Finance

How to Determine Book Depreciation Lives

Understand the crucial management judgments involved in determining an asset's useful life for financial reporting purposes, distinct from tax rules.

Book depreciation is the accounting process of allocating the cost of a tangible asset over its estimated useful life for financial reporting purposes under U.S. Generally Accepted Accounting Principles (GAAP). This systematic allocation adheres directly to the matching principle. It ensures that the expense of an asset is recognized in the same period as the revenue it helps generate.

This financial reporting method differs fundamentally from tax depreciation, such as the Modified Accelerated Cost Recovery System (MACRS). Tax depreciation is governed by the Internal Revenue Code (IRC) and focuses on incentivizing capital investment. The rules and timelines for book depreciation are driven by management estimates of actual economic life.

Determining the Useful Life

Determining an asset’s useful life is an exercise in management judgment. It relies on an objective assessment of the asset’s expected service period to the enterprise. This assessment is a forward-looking estimate based on several core factors.

One primary factor is physical deterioration, which accounts for the expected wear and tear. This includes regular use and planned maintenance schedules. A company operating machinery 24/7 will assign a significantly shorter useful life than one that uses the same equipment only one shift per day.

Physical lifespan is often overridden by the risk of functional obsolescence. This is especially true with technology-heavy assets like computer hardware. Functional obsolescence occurs when technological advances render an asset economically impractical.

Newer server infrastructure may be physically operational for ten years but functionally obsolete within three years. Contractual or legal limits can also constrain the useful life. For example, a five-year lease agreement may dictate the equipment must be returned in operating condition at the end of the term.

The useful life calculation also incorporates the asset’s salvage value. This is the estimated residual amount the company expects to receive when the asset is retired. This value must be subtracted from the original cost to determine the depreciable base. Many companies conservatively estimate the salvage value to be zero, simplifying the calculation.

Standard Depreciation Methods

Once the useful life and salvage value are established, management selects a depreciation method. The Straight-Line (SL) method is the most commonly applied approach in financial reporting due to its simplicity.

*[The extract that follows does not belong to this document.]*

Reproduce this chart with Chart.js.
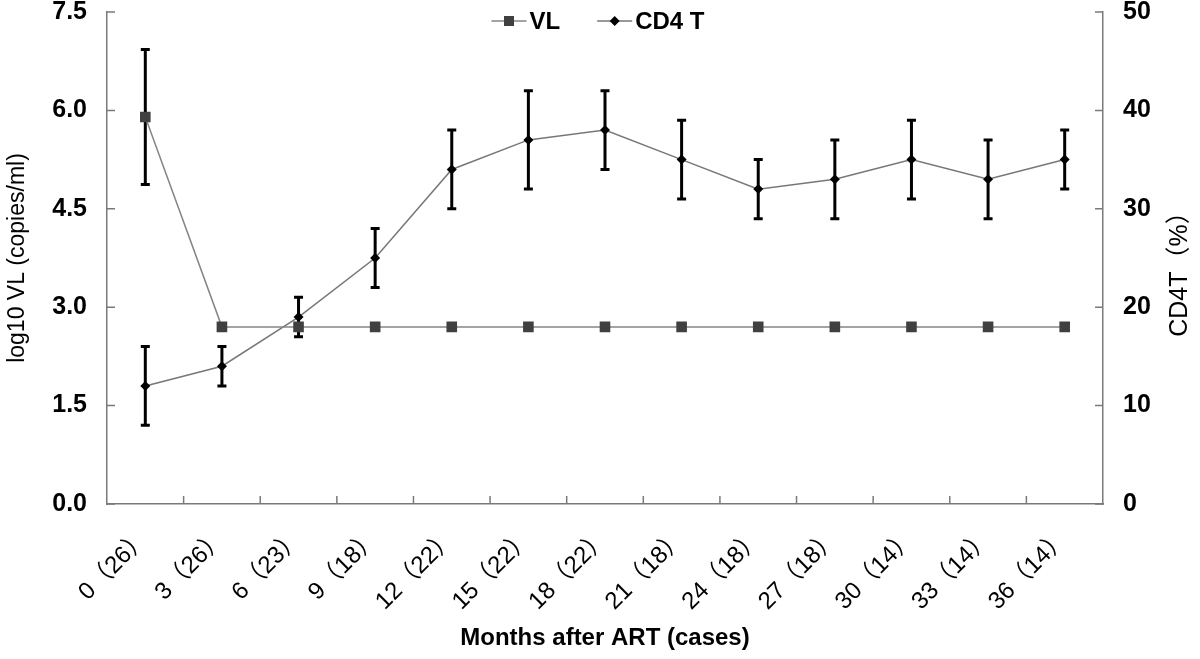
<!DOCTYPE html>
<html>
<head>
<meta charset="utf-8">
<script src="https://cdn.jsdelivr.net/npm/chart.js@4/dist/chart.umd.min.js"></script>
<style>
  html, body { margin: 0; padding: 0; background: #fff; }
  #wrap { width: 1200px; height: 659px; position: relative; }
</style>
</head>
<body>
<div id="wrap"><canvas id="c" width="1200" height="659"></canvas></div>
<script>
// ---- data ----
const months = ['0','3','6','9','12','15','18','21','24','27','30','33','36'];
const cases = ['26','26','23','18','22','22','22','18','18','18','14','14','14'];
const categories = months.map((m, i) => m + '（' + cases[i] + '）');
const vlValues = [5.9, 2.7, 2.7, 2.7, 2.7, 2.7, 2.7, 2.7, 2.7, 2.7, 2.7, 2.7, 2.7];
const vlErrors = [1.03, null, null, null, null, null, null, null, null, null, null, null, null];
const cd4Values = [12, 14, 19, 25, 34, 37, 38, 35, 32, 33, 35, 33, 35];
const cd4Errors = [4, 2, 2, 3, 4, 5, 4, 4, 3, 4, 4, 4, 3];
const vlTicks = [0, 1.5, 3.0, 4.5, 6.0, 7.5];
const cd4Ticks = [0, 10, 20, 30, 40, 50];
const seriesNames = ['VL', 'CD4 T'];
const leftTitle = 'log10 VL (copies/ml)';
const rightTitle = 'CD4T（%）';
const xTitle = 'Months after ART (cases)';

const FONT = "'Liberation Sans', Arial, 'Noto Sans CJK SC', sans-serif";
const AXIS_COLOR = '#7a7a7a';
const VL_LINE = '#858585';
const CD4_LINE = '#777';

const errorBarPlugin = {
  id: 'errorBars',
  beforeDatasetsDraw(chart) {
    const ctx = chart.ctx;
    const x = chart.scales.x;
    const sets = [
      { vals: vlValues, errs: vlErrors, scale: chart.scales.y },
      { vals: cd4Values, errs: cd4Errors, scale: chart.scales.y1 }
    ];
    ctx.save();
    ctx.strokeStyle = '#000';
    ctx.lineWidth = 3;
    sets.forEach(s => {
      s.vals.forEach((v, i) => {
        const e = s.errs[i];
        if (e == null) return;
        const px = x.getPixelForValue(i);
        const top = s.scale.getPixelForValue(v + e);
        const bot = s.scale.getPixelForValue(v - e);
        ctx.beginPath();
        ctx.moveTo(px, top); ctx.lineTo(px, bot);
        ctx.moveTo(px - 4.5, top); ctx.lineTo(px + 4.5, top);
        ctx.moveTo(px - 4.5, bot); ctx.lineTo(px + 4.5, bot);
        ctx.stroke();
      });
    });
    ctx.restore();
  }
};

const decorPlugin = {
  id: 'decor',
  afterDraw(chart) {
    const ctx = chart.ctx;
    const a = chart.chartArea;
    const L = 8;
    ctx.save();
    // inward tick marks
    ctx.strokeStyle = AXIS_COLOR;
    ctx.lineWidth = 1.5;
    ctx.beginPath();
    vlTicks.forEach(v => {
      const py = chart.scales.y.getPixelForValue(v);
      ctx.moveTo(a.left, py); ctx.lineTo(a.left + L, py);
    });
    cd4Ticks.forEach(v => {
      const py = chart.scales.y1.getPixelForValue(v);
      ctx.moveTo(a.right, py); ctx.lineTo(a.right - L, py);
    });
    const xs = chart.scales.x;
    for (let i = 1; i < categories.length; i++) {
      const px = (xs.getPixelForValue(i - 1) + xs.getPixelForValue(i)) / 2;
      ctx.moveTo(px, a.bottom); ctx.lineTo(px, a.bottom - L);
    }
    ctx.stroke();

    // right axis title, reading bottom-to-top
    ctx.save();
    ctx.translate(chart.width - 20, (a.top + a.bottom) / 2 + 10);
    ctx.rotate(-Math.PI / 2);
    ctx.fillStyle = '#000';
    ctx.font = "25px " + FONT;
    ctx.textAlign = 'center';
    ctx.textBaseline = 'middle';
    ctx.fillText(rightTitle, 0, 0);
    ctx.restore();

    // legend (line + marker + label), centred at top of the plot
    ctx.font = "bold 24px " + FONT;
    ctx.textBaseline = 'middle';
    ctx.textAlign = 'left';
    const lineW = 35, gapText = 3, gapItem = 37;
    const widths = seriesNames.map(n => lineW + gapText + ctx.measureText(n).width);
    const total = widths[0] + gapItem + widths[1];
    let x0 = (a.left + a.right) / 2 - 7 - total / 2;
    const ly = a.top + 9;
    seriesNames.forEach((n, k) => {
      ctx.strokeStyle = k === 0 ? VL_LINE : CD4_LINE;
      ctx.lineWidth = 1.5;
      ctx.beginPath(); ctx.moveTo(x0, ly); ctx.lineTo(x0 + lineW, ly); ctx.stroke();
      const cx = x0 + lineW / 2;
      if (k === 0) {
        ctx.fillStyle = '#404040';
        ctx.fillRect(cx - 5, ly - 5, 10, 10);
      } else {
        ctx.fillStyle = '#000';
        ctx.beginPath();
        ctx.moveTo(cx, ly - 5); ctx.lineTo(cx + 5, ly); ctx.lineTo(cx, ly + 5); ctx.lineTo(cx - 5, ly);
        ctx.closePath(); ctx.fill();
      }
      ctx.fillStyle = '#000';
      ctx.fillText(n, x0 + lineW + gapText, ly + 1);
      x0 += widths[k] + gapItem;
    });
    ctx.restore();
  }
};

new Chart(document.getElementById('c'), {
  type: 'line',
  data: {
    labels: categories,
    datasets: [
      {
        label: seriesNames[0],
        data: vlValues,
        yAxisID: 'y',
        borderColor: VL_LINE,
        borderWidth: 1.5,
        pointStyle: 'rect',
        pointRadius: 7.5,
        pointBackgroundColor: '#404040',
        pointBorderColor: '#404040',
        pointBorderWidth: 0,
        tension: 0
      },
      {
        label: seriesNames[1],
        data: cd4Values,
        yAxisID: 'y1',
        borderColor: CD4_LINE,
        borderWidth: 1.5,
        pointStyle: 'rectRot',
        pointRadius: 5,
        pointBackgroundColor: '#000',
        pointBorderColor: '#000',
        pointBorderWidth: 0,
        tension: 0
      }
    ]
  },
  options: {
    responsive: false,
    animation: false,
    layout: { padding: { top: 12, left: 0, right: 0, bottom: 0 } },
    plugins: {
      tooltip: { enabled: false },
      legend: { display: false }
    },
    scales: {
      x: {
        type: 'category',
        offset: true,
        grid: { display: true, drawOnChartArea: false, drawTicks: false, offset: true },
        border: { display: true, color: AXIS_COLOR, width: 1.5 },
        ticks: {
          autoSkip: false,
          minRotation: 45, maxRotation: 45,
          padding: 20,
          color: '#000',
          font: { family: FONT, size: 24 }
        },
        title: {
          display: true,
          text: xTitle,
          color: '#000',
          font: { family: FONT, size: 24, weight: 'bold' },
          padding: { top: 0, bottom: 6 }
        },
        afterFit(s) { s.height = 155; s.paddingLeft = 0; s.paddingRight = 0; }
      },
      y: {
        position: 'left',
        min: 0, max: 7.5,
        afterBuildTicks(s) { s.ticks = vlTicks.map(v => ({ value: v })); },
        grid: { display: true, drawOnChartArea: false, drawTicks: false },
        border: { display: true, color: AXIS_COLOR, width: 1.5 },
        ticks: {
          padding: 20,
          color: '#000',
          font: { family: FONT, size: 25, weight: 'bold' },
          callback: v => Number(v).toFixed(1)
        },
        title: {
          display: true,
          text: leftTitle,
          color: '#000',
          font: { family: FONT, size: 23 },
          padding: { top: 4, bottom: 0 }
        },
        afterFit(s) { s.width = 107; s.paddingTop = 0; s.paddingBottom = 0; }
      },
      y1: {
        position: 'right',
        min: 0, max: 50,
        afterBuildTicks(s) { s.ticks = cd4Ticks.map(v => ({ value: v })); },
        grid: { display: true, drawOnChartArea: false, drawTicks: false },
        border: { display: true, color: AXIS_COLOR, width: 1.5 },
        ticks: {
          padding: 20,
          color: '#000',
          font: { family: FONT, size: 25, weight: 'bold' },
          callback: v => String(v)
        },
        afterFit(s) { s.width = 97; s.paddingTop = 0; s.paddingBottom = 0; }
      }
    }
  },
  plugins: [errorBarPlugin, decorPlugin]
});
</script>
</body>
</html>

The SL formula calculates the annual depreciation expense as (Cost minus Salvage Value) divided by the estimated Useful Life in years. This method results in the same expense being recorded every year of the asset’s life.

Many companies opt for accelerated methods to recognize more expense earlier in the asset’s life. This is appropriate when the asset provides more service or loses more value in its initial years. The Double Declining Balance (DDB) method is the most prominent accelerated technique used under GAAP.

DDB involves applying a depreciation rate that is exactly double the straight-line rate to the asset’s remaining book value each year. For a five-year asset, the straight-line rate is 20 percent, meaning the DDB rate applied would be 40 percent.

This method ignores the salvage value in the calculation of the annual expense. However, the asset cannot be depreciated below its estimated salvage value. Choosing an accelerated method better aligns the higher initial operating efficiency of a new machine with the corresponding higher depreciation expense.

Alternatively, the Units of Production method is an activity-based approach. It ties depreciation directly to the actual usage of the asset, rather than the passage of time. This method is highly appropriate for assets like manufacturing equipment where wear is better measured by output.

The depreciation rate is calculated by dividing the depreciable base by the total estimated lifetime production capacity. The annual expense is then determined by multiplying this rate by the actual units produced in the current period.

Typical Useful Lives by Asset Type

While useful life is always a company-specific estimate, industry practice provides generalized ranges for common asset categories. These ranges serve as a starting point for management.

Buildings and structures typically possess the longest estimated useful lives, often ranging from 20 to 40 years. Leasehold improvements must be depreciated over the shorter of the asset’s life or the remaining lease term.

Machinery and production equipment exhibit highly variable lives, generally falling within a range of 5 to 15 years. Specialized equipment subject to rapid technological shifts will trend toward the lower end of this range.

Office furniture and fixtures are commonly assigned useful lives between 7 and 10 years. This estimate reflects a balance between physical durability and the need for periodic updates.

In contrast, computer hardware and specialized software licenses have the shortest depreciation periods. It is standard practice to assign these assets a useful life of only 3 to 5 years.

Vehicles used for standard operational purposes are typically depreciated over a period of 3 to 7 years. The specific life chosen depends heavily on the estimated annual mileage and the company’s vehicle replacement policy.

Revising Depreciation Estimates

Circumstances often require management to revise the original estimate of an asset’s useful life or salvage value. This revision is accounted for as a change in accounting estimate.

Prior financial statements are not restated or corrected because the original estimate was considered correct at that time. The change is applied using a prospective approach, affecting only the current and future accounting periods.

To implement the change, the asset’s remaining undepreciated book value is calculated. This net book value is then spread over the newly revised remaining useful life. This results in a new annual depreciation expense going forward.